The term was popularised by Harvard Business School professor Amy Edmondson, whose research has consistently shown that psychological safety is one of the strongest predictors of team performance. It's not about being comfortable or avoiding conflict. It's about being able to bring your honest thinking to work without bracing for a negative reaction.

Why Psychological Safety Is So Important

When people don't feel psychologically safe, they default to self-protection. They stay quiet in meetings, avoid flagging problems, go through the motions rather than contributing original thinking, and don't ask for help when they need it. The consequences for organisations are significant: errors go unnoticed longer, learning is suppressed, and innovation stalls.

When teams do feel psychologically safe, the opposite happens. People raise concerns early, share diverse perspectives, experiment with new approaches, and learn from mistakes instead of hiding them.
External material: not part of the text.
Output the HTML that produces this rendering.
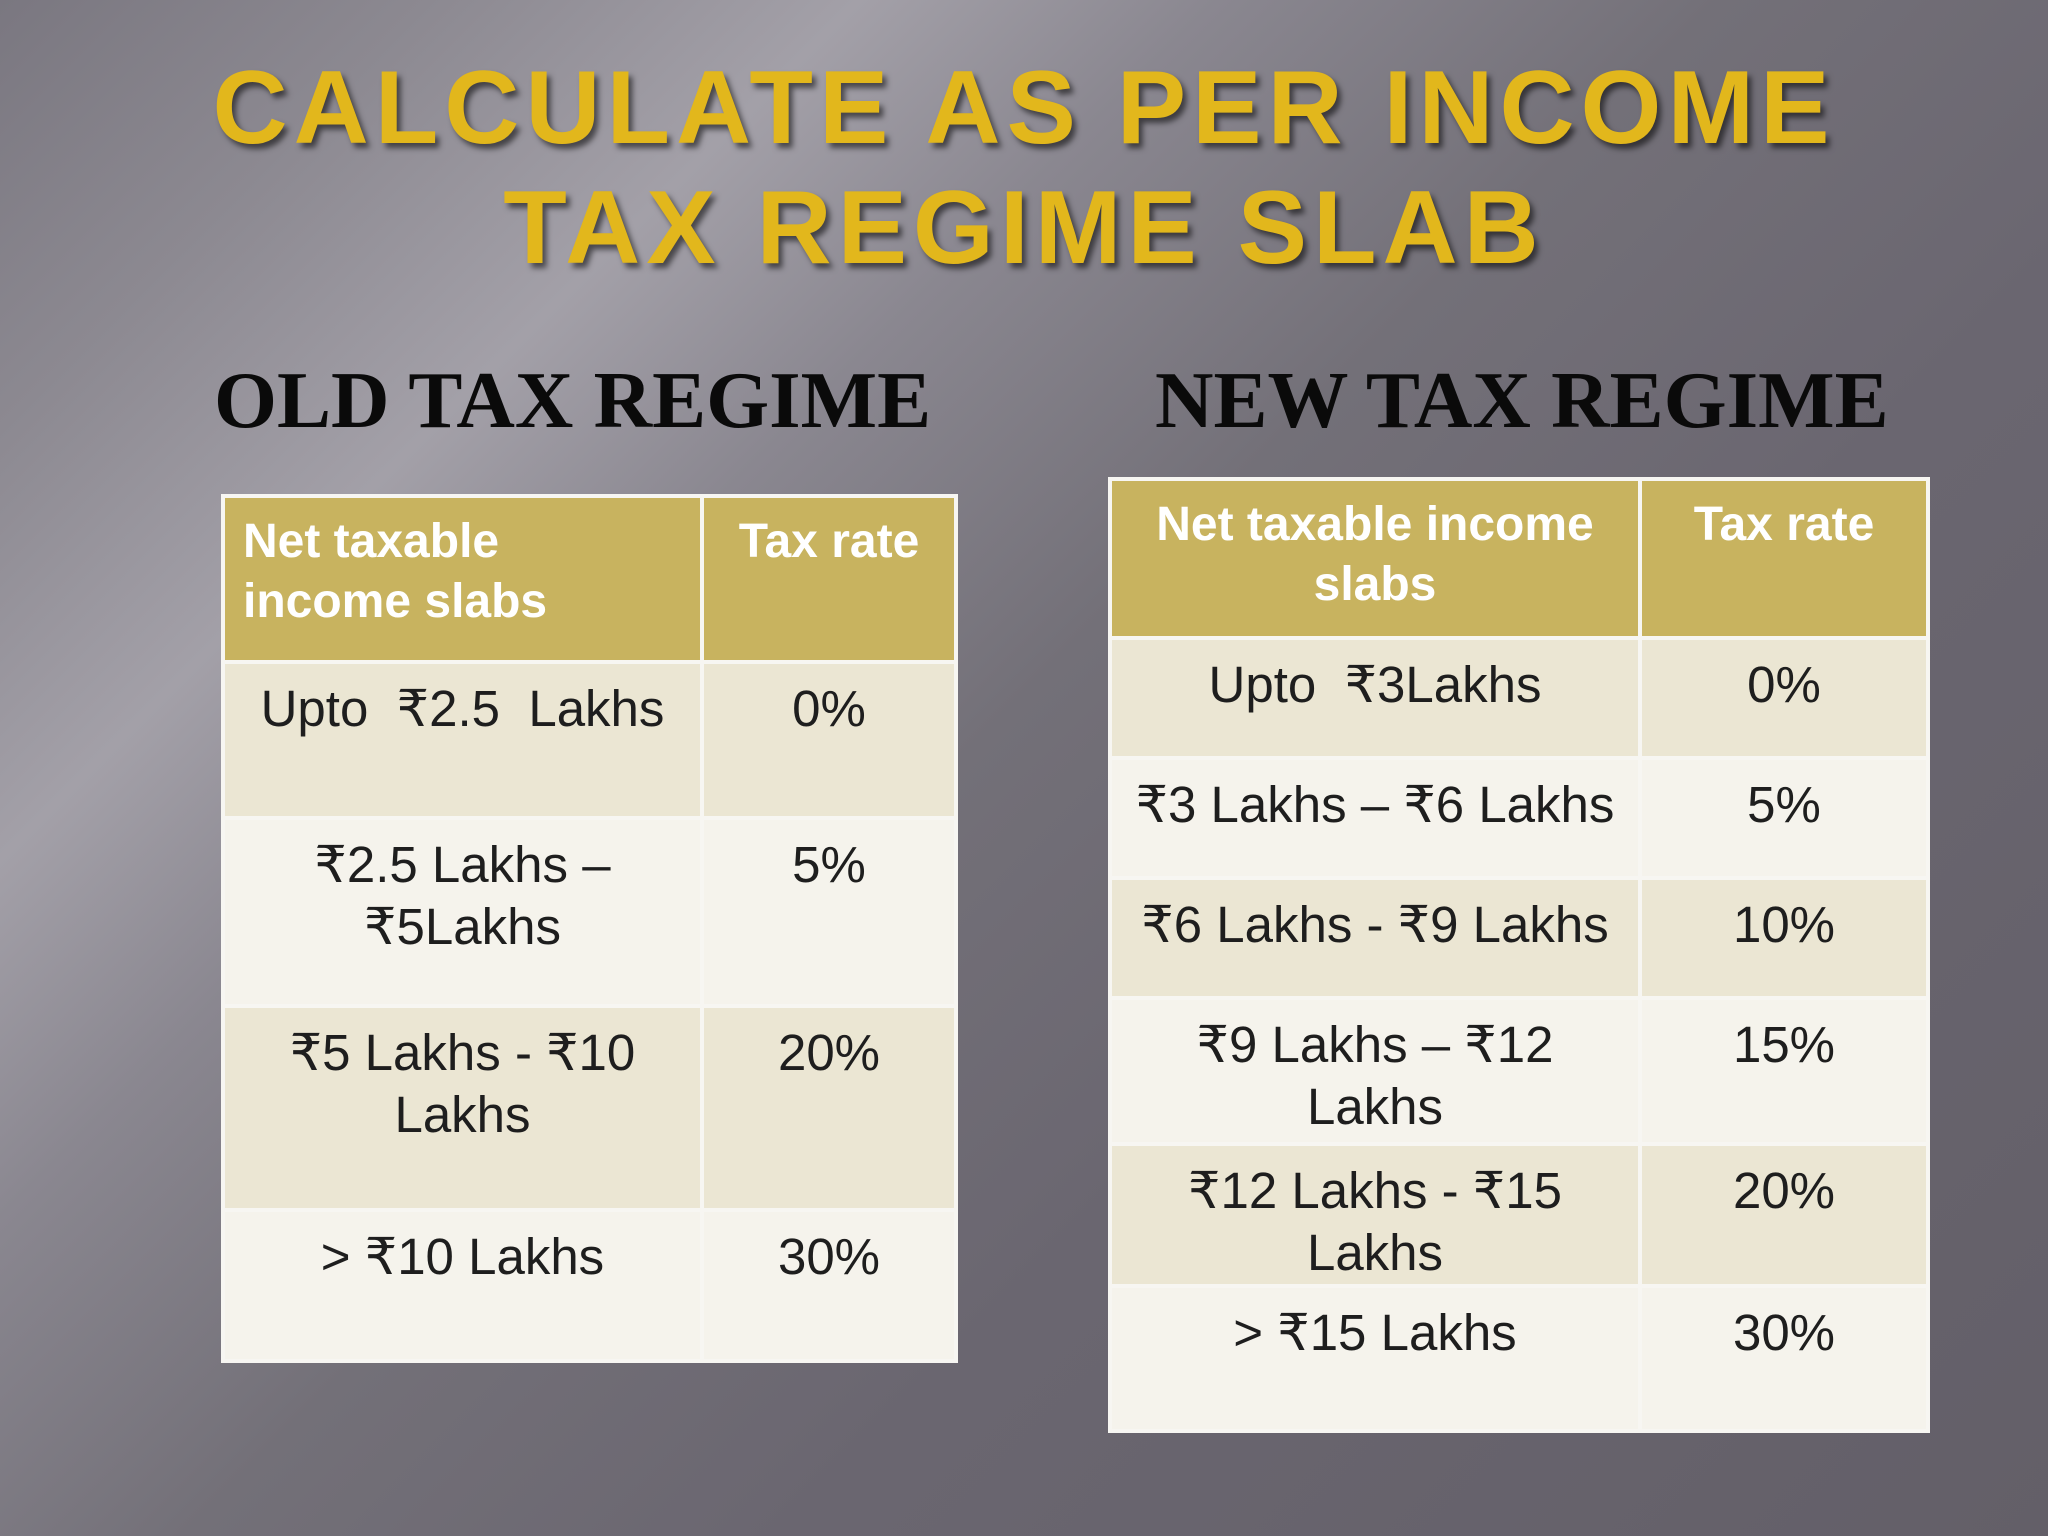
<!DOCTYPE html>
<html><head><meta charset="utf-8"><style>
html,body{margin:0;padding:0}
body{width:2048px;height:1536px;overflow:hidden;position:relative;font-family:"Liberation Sans","DejaVu Sans",sans-serif;
background:linear-gradient(135deg,#7a7780 0%,#8c8991 12%,#a3a0a8 24%,#8a8790 34%,#737078 48%,#6a6670 65%,#635f68 100%);}
.title{position:absolute;left:0;width:2048px;text-align:center;color:#e2b71c;font-weight:bold;font-size:104px;letter-spacing:6px;
text-shadow:4px 5px 6px rgba(0,0,0,.55);line-height:120px}
.h{position:absolute;font-family:"Liberation Serif",serif;font-weight:bold;font-size:81px;color:#0a0a0a;line-height:100px;white-space:nowrap}
table{position:absolute;border-collapse:collapse;table-layout:fixed}
td{border:4px solid #f7f6f2;vertical-align:top;text-align:center;color:#1e1e1e;font-size:51px;line-height:62px;padding:14px 6px 0}
th{border:4px solid #f7f6f2;background:#c8b35f;color:#fff;font-weight:bold;font-size:48px;line-height:60px;vertical-align:top;padding:14px 18px 0;text-align:center}
.a td{background:#ebe6d3}.b td{background:#f5f3ec}
</style></head><body>
<div class="title" style="top:48px">CALCULATE AS PER INCOME</div>
<div class="title" style="top:168px">TAX REGIME SLAB</div>
<div class="h" style="left:214px;top:350px">OLD TAX REGIME</div>
<div class="h" style="left:1155px;top:350px">NEW TAX REGIME</div>

<table style="left:221px;top:494px;width:737px">
<colgroup><col style="width:479px"><col></colgroup>
<tr style="height:166px"><th style="text-align:left;padding-right:130px">Net taxable income slabs</th><th>Tax rate</th></tr>
<tr class="a" style="height:156px"><td>Upto&nbsp; ₹2.5&nbsp; Lakhs</td><td>0%</td></tr>
<tr class="b" style="height:188px"><td>₹2.5 Lakhs –<br>₹5Lakhs</td><td>5%</td></tr>
<tr class="a" style="height:204px"><td>₹5 Lakhs - ₹10<br>Lakhs</td><td>20%</td></tr>
<tr class="b" style="height:151px"><td>&gt; ₹10 Lakhs</td><td>30%</td></tr>
</table>

<table style="left:1108px;top:477px;width:822px">
<colgroup><col style="width:530px"><col></colgroup>
<tr style="height:159px"><th>Net taxable income slabs</th><th>Tax rate</th></tr>
<tr class="a" style="height:120px"><td>Upto&nbsp; ₹3Lakhs</td><td>0%</td></tr>
<tr class="b" style="height:120px"><td>₹3 Lakhs – ₹6 Lakhs</td><td>5%</td></tr>
<tr class="a" style="height:120px"><td>₹6 Lakhs - ₹9 Lakhs</td><td>10%</td></tr>
<tr class="b" style="height:146px"><td>₹9 Lakhs – ₹12<br>Lakhs</td><td>15%</td></tr>
<tr class="a" style="height:141px"><td>₹12 Lakhs - ₹15<br>Lakhs</td><td>20%</td></tr>
<tr class="b" style="height:145px"><td>&gt; ₹15 Lakhs</td><td>30%</td></tr>
</table>
</body></html>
This is the environment where real collaboration and performance can flourish.

Signs That Psychological Safety Is Low

  • Meetings where one or two voices dominate and others say little.
  • Problems are escalated late — often after they've grown significantly.
  • People agree openly but express reservations privately or in side conversations.
  • New ideas are rarely offered — and when they are, they're tentatively worded.
  • Mistakes are not discussed openly and learning reviews are avoided.
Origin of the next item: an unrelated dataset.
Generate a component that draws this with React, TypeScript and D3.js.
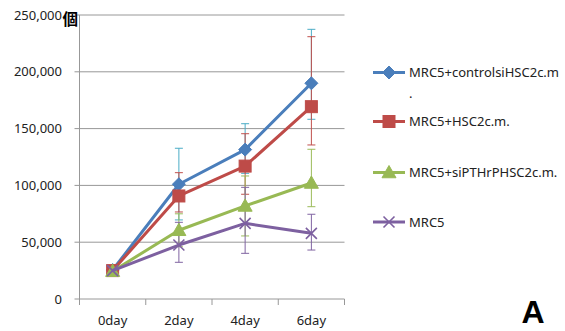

How Leaders Build Psychological Safety

Model Vulnerability

When a leader admits they don't know something, acknowledges a mistake, or asks for input on a decision, they signal that imperfection is acceptable. This is one of the most powerful things a leader can do. It gives permission for others to do the same.
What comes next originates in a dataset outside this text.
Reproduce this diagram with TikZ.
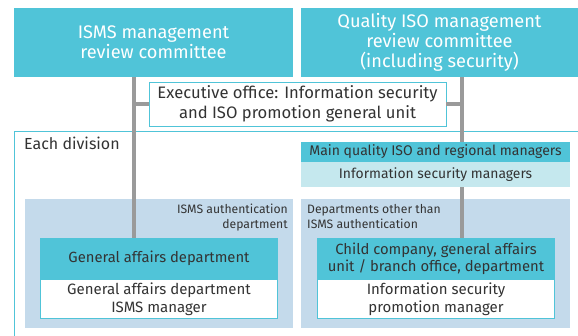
\documentclass[tikz,border=0pt]{standalone}
\usepackage{fontspec}
\setmainfont{Fira Sans}
\definecolor{cyanbox}{HTML}{50C4D8}
\definecolor{areablue}{HTML}{C4DAEB}
\definecolor{lightcyan}{HTML}{C5E8EE}
\definecolor{linegray}{HTML}{9A9A9A}
\definecolor{txt}{HTML}{333333}
\begin{document}
\begin{tikzpicture}[x=1pt,y=-1pt,
  topbox/.style={fill=cyanbox,text=white,font=\fontsize{18.2}{20}\selectfont,align=center,inner sep=0pt},
  area/.style={fill=areablue,inner sep=0pt},
  headbox/.style={fill=cyanbox,text=txt,font=\fontsize{14.8}{17}\selectfont,align=center,inner sep=0pt},
  subbox/.style={fill=white,draw=cyanbox,line width=0.8pt,text=txt,font=\fontsize{15}{17.5}\selectfont,align=center,inner sep=0pt},
  conn/.style={draw=linegray,line width=3.5pt},
  small/.style={text=txt,font=\fontsize{12.2}{15}\selectfont,inner sep=0pt}]
\useasboundingbox (0,0) rectangle (578,336);
% top committees
\node[topbox,minimum width=279pt,minimum height=69pt] (isms) at (153.5,42.5) {ISMS management\\review committee};
\node[topbox,minimum width=277pt,minimum height=69pt] (qual) at (439.5,42.5) {Quality ISO management\\review committee\\(including security)};
% each division frame
\draw[cyanbox,line width=0.8pt] (578,131) -- (14,131) -- (14,336);
\node[small,anchor=base west,font=\fontsize{16}{18}\selectfont] (each) at (24,150) {Each division};
% areas
\node[area,minimum width=268pt,minimum height=129pt] (larea) at (159,263.5) {};
\node[area,minimum width=269pt,minimum height=129pt] (rarea) at (435.5,263.5) {};
\node[small,align=right,anchor=north east] (lareatxt) at (288,204) {ISMS authentication\\department};
\node[small,align=left,anchor=north west] (rareatxt) at (307,204) {Departments other than\\ISMS authentication};
% coordinates for lines
\coordinate (lx) at (134,0);
\coordinate (rx) at (462,0);
% bottom boxes
\node[headbox,minimum width=238pt,minimum height=41pt] (ga) at (159,258.5) {General affairs department};
\node[headbox,minimum width=238pt,minimum height=41pt] (cc) at (436,258.5) {Child company, general affairs\\unit / branch office, department};
% connectors
\draw[conn] (isms.south -| lx) -- (ga.north -| lx);
\draw[conn] (qual.south -| rx) -- (cc.north -| rx);
% executive office
\node[subbox,font=\fontsize{16.6}{20}\selectfont,minimum width=297pt,minimum height=44pt] (exec) at (297.5,104) {Executive office: Information security\\and ISO promotion general unit};
\draw[conn] (exec.west) -- (exec.west -| lx);
\draw[conn] (exec.east) -- (exec.east -| rx);
% right managers
\node[headbox,font=\fontsize{14}{15}\selectfont,minimum width=269pt,minimum height=20pt] (mq) at (435.5,152) {Main quality ISO and regional managers};
\node[fill=lightcyan,text=txt,inner sep=0pt,font=\fontsize{13.9}{15}\selectfont,minimum width=269pt,minimum height=25pt] (ism) at (435.5,174.5) {Information security managers};
% sub boxes
\node[subbox,minimum width=237pt,minimum height=39pt,anchor=north] (gam) at (ga.south) {General affairs department\\ISMS manager};
\node[subbox,minimum width=237pt,minimum height=39pt,anchor=north] (ispm) at (cc.south) {Information security\\promotion manager};
\end{tikzpicture}
\end{document}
Respond to Bad News Constructively

How a leader reacts when someone brings bad news or raises a problem sends a clear signal about safety. A defensive or punitive response teaches people to stop speaking up. Responding with curiosity — "Thanks for flagging this. Help me understand what happened and what we can learn." — builds it.

Actively Invite Different Perspectives

Don't just open the floor to whoever speaks loudest. Directly invite quieter voices into the conversation: "Sam, I'd be interested in your take on this." Create structures — like written pre-work before meetings — that allow more considered contributions.

Take Action on What You Hear

Psychological safety is undermined when people speak up and nothing changes. When someone raises an idea or concern, acknowledge it explicitly and follow through where you can. Even when you can't act on something, explain why. The act of being heard and taken seriously matters enormously.

Psychological Safety Is a Team Practice

While leaders have the most influence, psychological safety is not solely a leadership responsibility. Teams can cultivate it together by establishing norms: being curious rather than critical when someone shares an idea, assuming good intent, normalising "I don't know", and treating mistakes as learning opportunities rather than failures to judge.

Building psychological safety takes time and consistent, intentional effort — but the results, in terms of trust, creativity, and team performance, are well worth it.